In celebration of that, I thought I’d share this old postcard view of Alaganik (apparently sometimes spelled Alaganic by some in the early days).

Postcard showing Alaganik

Also, the railroad has apparently always called it Alaganik, with a ‘k’, as evidenced by this 1910 timetable:CRNW Timetable #2 - Oct 16, 1910

Happy Monday, everyone!  (Ack, back to work…)

 

A Video Tour of the CR&NW

So I got out a little camera I had lying around tonight, built a photo flat car out of an old flat and some six wheel passenger trucks, and put a couple GP38-2s to work pushing it around the layout.  The track is in from the Kennecott Mill all the way down to Eyak, but it’s only powered as far as Katalla Junction right now, so that’s as far as we went.
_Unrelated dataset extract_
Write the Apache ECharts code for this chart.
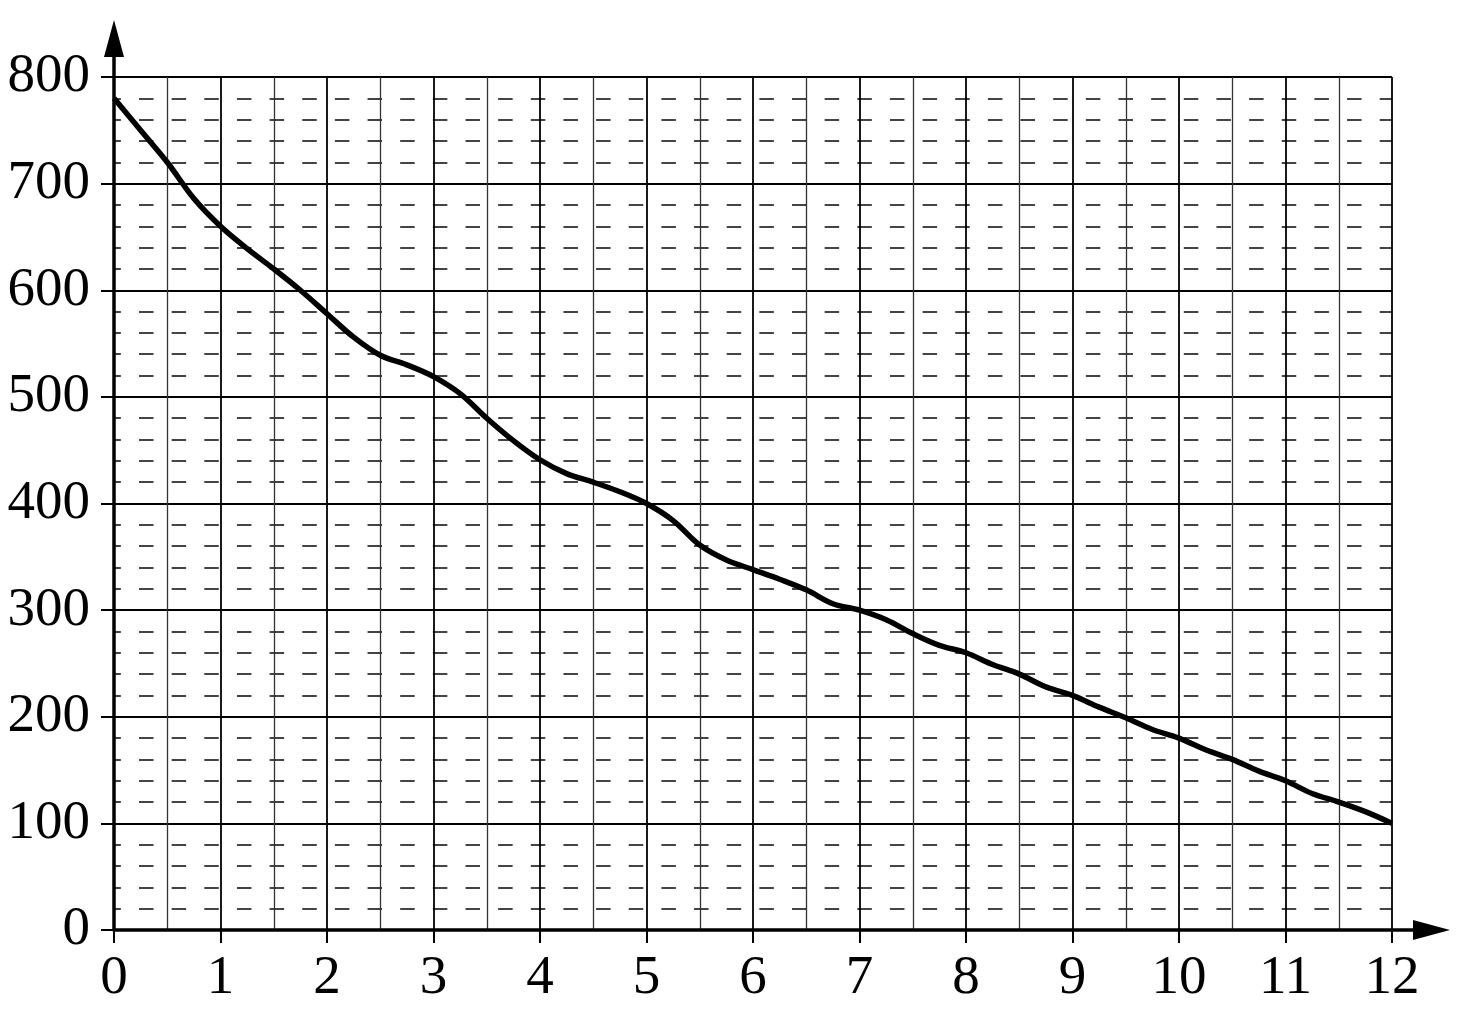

Come imagine for a moment that you’re on the back of the CRNW’s business car with me, traveling the “Plywood Pacific” that is the CR&NW as it currently exists.The CR&NW Business Train

Forgive the basement mess, it’s been a very active construction zone for weeks now, and as such is a bit of a disaster.

Link to the video on Youtube

Status Update: Not Dead Yet

There have been few posts lately because, honestly, I haven’t had the time.  My day job has involved a tremendous amount of travel to Europe over the last six months for something we’re working on, and I’ve barely been home.  That doesn’t mean I haven’t gotten any railfanning done, or spent time thinking about the CR&NW, but when it comes to laying track and wiring things, progress has been humble at best.

Two Intercities departing Amsterdam Centraal one afternoon

At long last, it looks like I might be home for three weeks in a row, so I’ll try to get an update posted in the next day or two detailing the progress that’s been made and where we’re going next.